Balanced Boards, Balanced Wages: When Female Directors Shrink the Gender Wage Gaps
Abstract
Gender board quotas have emerged as a policy of choice to tackle workplace gender inequalities in many countries. Introduced in 2010, the French quota mandates a 40% female representation on the boards of both publicly listed and large private companies by 2017. To assess its impact, we first construct and analyze a dataset on the board composition of all French firms from 2008 to 2021. Over this period, the average share of female board members increased from 11% to 42% for targeted listed firms, but only from 14% to 30% among targeted non-listed firms.

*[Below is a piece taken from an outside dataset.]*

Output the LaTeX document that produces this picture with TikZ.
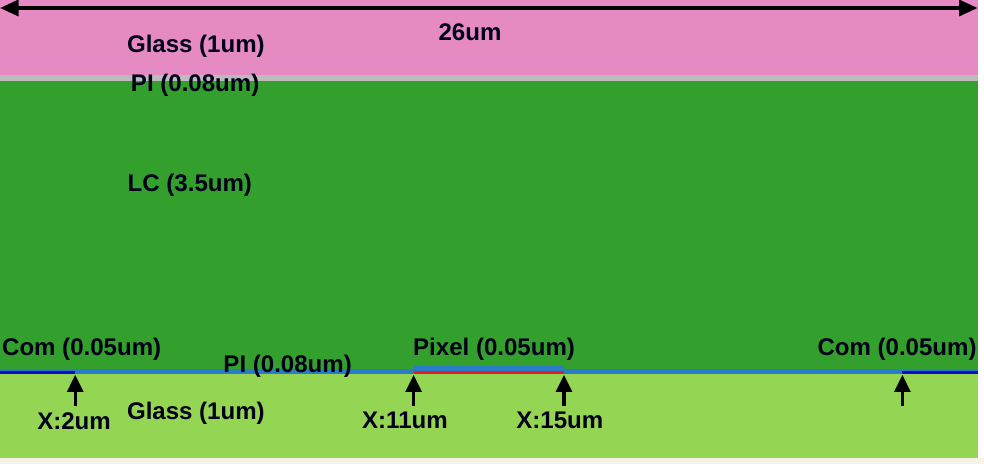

Given the partial complianceobserved, we use difference-in-differences and IV strategies using the firms listed in 2009 as a treatment group. We show that a higher female board share leads to a greater likelihood of appointing a female CEO and increases the share of women among top executives and top earners. It also leads to
a significant reduction in gender wage gaps at all levels of the firm’s hierarchy. These improvements in gender equality outcomes are achieved mainly through external hires for top positions, while wage gap reductions benefit both new hires and incumbent employees. Our analysis further identifies factors contributing to the policy’s effectiveness. Post-quota female appointees are found to be more qualified than their pre-quota counterparts and gain access to key board committees. As the share of women
on the board increases, it also becomes more likely that CEO remuneration is linked to gender equity goals. These results underscore that gender quotas can help advance gender equality in the workplace.